NB.Mick
- One thing Tripp gets wrong in his short introduction - and the Overview here on the page as well - which may become relevant for some users in the current calendar year: the devotional actually contains 366 devotions, you won't run empty on Feb 29th. Leaving that aside, from what I've read so far, this book contains not fluff, but meaningful insights - not short quips but lengthy texts per day that deserve thinking and praying over.
- This resource is an even-handed, thoughtful and winsome discussion of the role of women - it exegetes the usual passages and interacts with the respective arguments from complementarian and egalitarian sides. I like the style and the presentation - heavily footnoted to dozens of commentaries and topical books. Here's the point where I debated internally over my rating and decided to deduct (only) one star: this book does not meet the quality objectives of Logos Research Editions in terms of linking. Running the concordance tool will reveal that it only has seven links to two other resources, although there are over five hundred such links which could and should be there (treated as non-functional "bibliographic citation" even though page numbers are clearly present). I wonder if somebody simply didn't do their work and this got missd in the QA process - after all, the "Message of Holiness" resource in the same series is linked throughout.
- Anytime I have seen this in Logos it has been due to lack of resources. If I don't own the resource, I can't link to it. Just a thought.

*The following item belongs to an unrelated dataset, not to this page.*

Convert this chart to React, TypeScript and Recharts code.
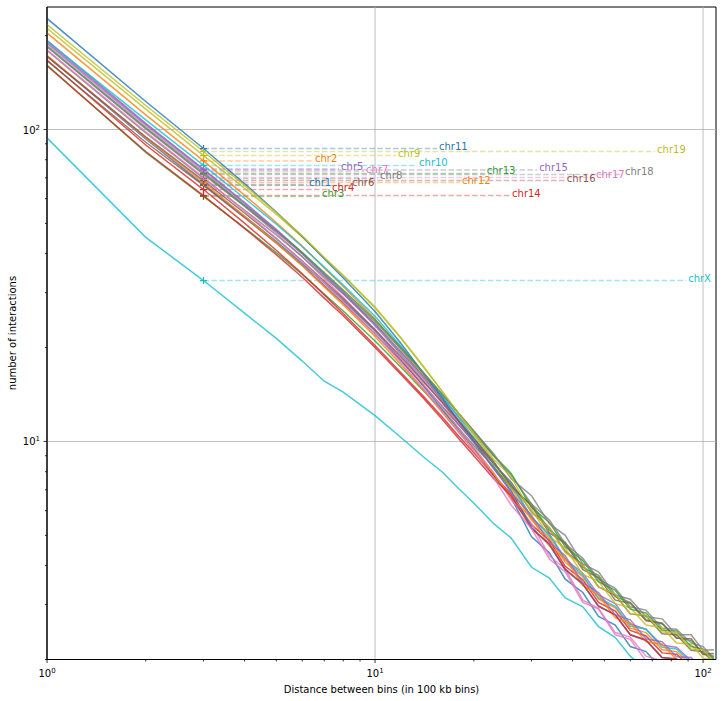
import React from "react";
import { LineChart, Line, XAxis, YAxis, ReferenceLine, ReferenceArea } from "recharts";

// distance between bins (x) and number of interactions per chromosome (y)
const distances = [1, 2, 3, 4, 5, 6, 7, 8, 10, 12, 14, 16, 18, 20, 23, 26, 30, 34, 38, 43, 48, 54, 60, 67, 75, 83, 92, 100, 108];

const chromosomes = ["chr1", "chr2", "chr3", "chr4", "chr5", "chr6", "chr7", "chr8", "chr9", "chr10", "chr11", "chr12", "chr13", "chr14", "chr15", "chr16", "chr17", "chr18", "chr19", "chrX"];

const chr1 = [172, 93.2, 66.6, 52.7, 43.8, 37.2, 32.2, 28.3, 22.6, 18.3, 15.1, 12.7, 10.9, 9.5, 7.77, 6.6, 4.95, 4.4, 3.62, 3.28, 2.75, 2.58, 2.2, 2.12, 1.86, 1.82, 1.66, 1.6, 1.5];
const chr2 = [204, 111.4, 79.3, 61.6, 50.3, 42.3, 36.0, 31.4, 24.7, 19.8, 16.2, 13.6, 11.6, 10.0, 8.27, 7.1, 5.6, 4.9, 4.1, 3.68, 3.12, 2.93, 2.52, 2.44, 2.15, 2.12, 1.92, 1.86, 1.72];
const chr3 = [161, 84.5, 61.0, 48.4, 40.3, 34.3, 29.7, 26.2, 21.0, 17.3, 14.6, 12.6, 11.0, 9.7, 8.31, 7.1, 6.3, 5.2, 4.75, 3.95, 3.72, 3.18, 3.05, 2.68, 2.6, 2.35, 2.3, 2.08, 2.05];
const chr4 = [167, 89.2, 64.2, 50.1, 41.0, 34.5, 29.5, 25.7, 20.3, 16.6, 14.0, 12.0, 10.4, 9.2, 7.77, 6.8, 5.4, 4.82, 3.98, 3.6, 3.05, 2.86, 2.48, 2.38, 2.1, 2.08, 1.88, 1.82, 1.7];
const chr5 = [193, 104.6, 74.7, 58.4, 47.9, 40.3, 34.5, 30.1, 23.8, 19.3, 16.0, 13.6, 11.7, 10.2, 8.48, 7.3, 5.7, 5.05, 4.2, 3.78, 3.22, 3.02, 2.6, 2.5, 2.22, 2.19, 1.98, 1.93, 1.78];
const chr6 = [166, 91, 66.2, 52.2, 43.2, 36.7, 31.6, 27.8, 22.1, 18.1, 15.2, 13.0, 11.3, 10.0, 8.48, 7.4, 5.95, 5.3, 4.45, 4.02, 3.42, 3.22, 2.8, 2.76, 2.42, 2.4, 2.14, 2.12, 1.95];
const chr7 = [188, 102.6, 73.3, 57.0, 46.5, 39.1, 33.3, 29.0, 22.8, 18.4, 15.3, 12.9, 11.0, 9.6, 7.93, 6.5, 5.45, 4.3, 3.9, 3.1, 2.92, 2.44, 2.36, 2.05, 1.98, 1.8, 1.73, 1.6, 1.55];
const chr8 = [179, 97.6, 69.7, 55.2, 45.9, 39.1, 33.7, 29.7, 23.8, 19.4, 16.3, 13.9, 12.0, 10.6, 8.98, 7.8, 6.3, 5.6, 4.7, 4.22, 3.62, 3.38, 2.95, 2.88, 2.52, 2.5, 2.26, 2.2, 2.02];
const chr9 = [211, 116.3, 82.5, 64.8, 53.5, 45.2, 38.8, 34.0, 27.0, 21.5, 17.5, 14.5, 12.25, 10.5, 8.64, 7.1, 6.05, 4.95, 4.55, 3.75, 3.56, 3.02, 2.93, 2.58, 2.53, 2.26, 2.24, 2.02, 2.0];
const chr10 = [192, 107.4, 76.7, 60.2, 49.7, 42.1, 36.2, 31.7, 25.2, 20.2, 16.6, 14.0, 11.9, 10.3, 8.52, 7.3, 5.7, 5.0, 4.18, 3.72, 3.15, 2.96, 2.56, 2.5, 2.19, 2.16, 1.95, 1.9, 1.76];
const chr11 = [227, 123, 86.9, 67.1, 54.4, 45.4, 38.5, 33.4, 26.1, 20.6, 16.6, 13.8, 11.6, 10.0, 8.18, 6.95, 5.3, 4.65, 3.88, 3.48, 2.96, 2.78, 2.4, 2.3, 2.03, 2.0, 1.8, 1.76, 1.64];
const chr12 = [173, 94, 67.6, 52.8, 43.4, 36.6, 31.3, 27.4, 21.7, 17.6, 14.7, 12.4, 10.7, 9.4, 7.89, 6.6, 5.68, 4.62, 4.22, 3.45, 3.22, 2.72, 2.62, 2.28, 2.24, 2.0, 1.99, 1.78, 1.76];
const chr13 = [185, 101.2, 72.3, 57.1, 47.4, 40.3, 34.8, 30.6, 24.5, 20.0, 16.7, 14.2, 12.3, 10.8, 9.02, 7.9, 6.15, 5.5, 4.6, 4.15, 3.55, 3.33, 2.9, 2.82, 2.48, 2.47, 2.2, 2.16, 2.0];
const chr14 = [160, 85, 61.4, 48.2, 39.7, 33.6, 28.8, 25.3, 20.0, 16.4, 13.8, 11.8, 10.2, 9.0, 7.6, 6.7, 5.25, 4.7, 3.9, 3.5, 2.97, 2.78, 2.4, 2.31, 2.03, 2.01, 1.8, 1.76, 1.62];
const chr15 = [190, 103.9, 74.2, 57.9, 47.5, 39.9, 34.1, 29.8, 23.5, 19.0, 15.7, 13.3, 11.4, 9.9, 8.24, 6.85, 5.8, 4.75, 4.3, 3.52, 3.28, 2.78, 2.68, 2.33, 2.28, 2.04, 2.03, 1.82, 1.8];
const chr16 = [171.5, 94.7, 68.6, 54.0, 44.7, 37.9, 32.7, 28.7, 22.8, 18.7, 15.6, 13.4, 11.6, 10.2, 8.6, 7.2, 6.2, 5.1, 4.7, 3.88, 3.66, 3.1, 3.03, 2.66, 2.62, 2.34, 2.33, 2.08, 2.09];
const chr17 = [180, 98.3, 70.2, 54.7, 44.8, 37.7, 32.2, 28.1, 22.1, 17.9, 14.8, 12.5, 10.7, 9.3, 7.64, 6.25, 5.25, 4.2, 3.82, 3.05, 2.9, 2.4, 2.32, 1.98, 1.96, 1.75, 1.7, 1.57, 1.54];
const chr18 = [184, 100.5, 71.8, 56.7, 47.0, 40.0, 34.5, 30.3, 24.2, 19.8, 16.6, 14.2, 12.3, 10.8, 9.14, 7.6, 6.7, 5.45, 5.0, 4.05, 3.82, 3.22, 3.12, 2.74, 2.7, 2.4, 2.4, 2.14, 2.15];
const chr19 = [217, 119.4, 85.0, 66.2, 54.2, 45.6, 38.9, 34.0, 26.8, 21.4, 17.4, 14.5, 12.3, 10.6, 8.77, 7.7, 5.9, 5.3, 4.4, 4.0, 3.42, 3.24, 2.8, 2.78, 2.45, 2.44, 2.16, 2.15, 1.97];
const chrX = [94, 45.1, 32.8, 25.8, 21.4, 18.1, 15.6, 14.4, 12.1, 10.3, 8.95, 8.0, 7.05, 6.35, 5.45, 4.9, 3.95, 3.65, 3.15, 2.95, 2.55, 2.35, 2.05, 1.84, 1.66, 1.52, 1.4, 1.3, 1.22];

const series = [chr1, chr2, chr3, chr4, chr5, chr6, chr7, chr8, chr9, chr10, chr11, chr12, chr13, chr14, chr15, chr16, chr17, chr18, chr19, chrX];

// where each dashed marker line ends and its label starts
const labelDistance = [6.2, 6.47, 6.8, 7.29, 7.77, 8.39, 9.26, 10.21, 11.59, 13.43, 15.45, 18.16, 21.6, 25.8, 31.2, 37.9, 46.5, 57.0, 71.4, 88.8];
const markDistance = 3;

const tab10 = ["#1f77b4", "#ff7f0e", "#2ca02c", "#d62728", "#9467bd", "#8c564b", "#e377c2", "#7f7f7f", "#bcbd22", "#17becf"];

const xTicks = [1, 2, 3, 4, 5, 6, 7, 8, 9, 10, 20, 30, 40, 50, 60, 70, 80, 90, 100];
const yTicks = [2, 3, 4, 5, 6, 7, 8, 9, 10, 20, 30, 40, 50, 60, 70, 80, 90, 100, 200];
const xDomain = [1, 109.5];
const yDomain = [2, 247];

const FONT = "DejaVu Sans, sans-serif";

const rows = distances.map((d, i) => {
  const r: any = { d };
  chromosomes.forEach((c, j) => (r[c] = series[j][i]));
  return r;
});

function exponent(v: number) {
  return Math.round(Math.log10(v));
}
function isMajor(v: number) {
  return Math.abs(Math.log10(v) - exponent(v)) < 1e-9;
}

function XTick(props: any) {
  const { x, y, payload } = props;
  const v = payload.value;
  const major = isMajor(v);
  return (
    <g>
      <line x1={x} x2={x} y1={y} y2={y + (major ? 3.5 : 2)} stroke="#000" strokeWidth={0.8} />
      {major && (
        <text x={x} y={y + 17.5} textAnchor="middle" fontSize={10} fontFamily={FONT} fill="#000">
          10<tspan dy={-4} fontSize={7}>{exponent(v)}</tspan>
        </text>
      )}
    </g>
  );
}

function YTick(props: any) {
  const { x, y, payload } = props;
  const v = payload.value;
  const major = isMajor(v);
  return (
    <g>
      <line x1={x} x2={x - (major ? 3.5 : 2)} y1={y} y2={y} stroke="#000" strokeWidth={0.8} />
      {major && (
        <text x={x - 7} y={y + 4} textAnchor="end" fontSize={10} fontFamily={FONT} fill="#000">
          10<tspan dy={-4} fontSize={7}>{exponent(v)}</tspan>
        </text>
      )}
    </g>
  );
}

export default function App() {
  return (
    <div style={{ position: "absolute", left: 0, top: 0, width: 723, height: 701, background: "#fff" }}>
      <LineChart width={723} height={701} data={rows} margin={{ top: 7, right: 7, bottom: 0, left: 0 }}>
        <XAxis
          dataKey="d"
          type="number"
          scale="log"
          domain={xDomain}
          allowDataOverflow
          ticks={xTicks}
          interval={0}
          tickLine={false}
          tickSize={0}
          tickMargin={0}
          tick={(p: any) => <XTick {...p} />}
          height={41.5}
          axisLine={{ stroke: "#000", strokeWidth: 1 }}
        />
        <YAxis
          type="number"
          scale="log"
          domain={yDomain}
          allowDataOverflow
          ticks={yTicks}
          interval={0}
          tickLine={false}
          tickSize={0}
          tickMargin={0}
          tick={(p: any) => <YTick {...p} />}
          width={47}
          axisLine={{ stroke: "#000", strokeWidth: 1 }}
        />
        <ReferenceLine x={10} stroke="#b0b0b0" strokeWidth={0.8} />
        <ReferenceLine x={100} stroke="#b0b0b0" strokeWidth={0.8} />
        <ReferenceLine y={10} stroke="#b0b0b0" strokeWidth={0.8} />
        <ReferenceLine y={100} stroke="#b0b0b0" strokeWidth={0.8} />

        {chromosomes.map((name, j) => {
          const color = tab10[j % 10];
          const level = series[j][distances.indexOf(markDistance)];
          const seg = [
            { d: markDistance, v: level },
            { d: labelDistance[j], v: level },
          ];
          return (
            <Line
              key={"mark-" + name}
              data={seg}
              dataKey="v"
              type="linear"
              stroke={color}
              strokeOpacity={0.4}
              strokeWidth={1.5}
              strokeDasharray="5.5 2.4"
              isAnimationActive={false}
              activeDot={false}
              dot={(p: any) =>
                p.index === 0 ? (
                  <path
                    key={"plus-" + name}
                    d={`M${p.cx - 3.5},${p.cy}H${p.cx + 3.5}M${p.cx},${p.cy - 3.5}V${p.cy + 3.5}`}
                    stroke={color}
                    strokeWidth={1.2}
                    fill="none"
                  />
                ) : (
                  <text key={"lbl-" + name} x={p.cx + 2} y={p.cy + 1} fill={color} fontSize={10} fontFamily={FONT}>
                    {name}
                  </text>
                )
              }
            />
          );
        })}

        {chromosomes.map((name, j) => (
          <Line
            key={name}
            dataKey={name}
            type="linear"
            stroke={tab10[j % 10]}
            strokeOpacity={0.8}
            strokeWidth={1.5}
            dot={false}
            activeDot={false}
            isAnimationActive={false}
          />
        ))}

        <ReferenceArea x1={xDomain[0]} x2={xDomain[1]} y1={yDomain[0]} y2={yDomain[1]} fill="none" stroke="#000" strokeWidth={1} />
      </LineChart>
      <svg width={723} height={701} style={{ position: "absolute", left: 0, top: 0, pointerEvents: "none" }}>
        <text x={381.5} y={693} textAnchor="middle" fontSize={10} fontFamily={FONT} fill="#000">
          Distance between bins (in 100 kb bins)
        </text>
        <text transform="translate(15.5,333) rotate(-90)" textAnchor="middle" fontSize={10} fontFamily={FONT} fill="#000">
          number of interactions
        </text>
      </svg>
    </div>
  );
}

- No, in this case the links really aren't there. My library is quite large - and the concordance tool will give linked resources even when locked (it can differentiate between those, which is neat).
- , We have opened up a ticket for this problem you have reported with the citations, so that this resource can be improved in a future update. Thank you for bringing this to our attention.
- What makes me scratch my head a bit are the several references to Fraktur (gothic black letter) typeface in other users' comments. Logos resources don't copy the font of the printed works, we decide over the font in the program settings, so this will show in Arial, Times New Romans or even Comic Sans, if you want it.
- These two resources have different copyrights, different titles, and different citation information. They are two different editions of the same work.
- Okay, I can understand that. On the other hand I personally don't care for the copyright, the citation or the slightly different title when the content is the same. I nearly pre-ordered it (coming from the sliced-up chapter-as-book resources), but don't see any additional value for me who owns the other edition.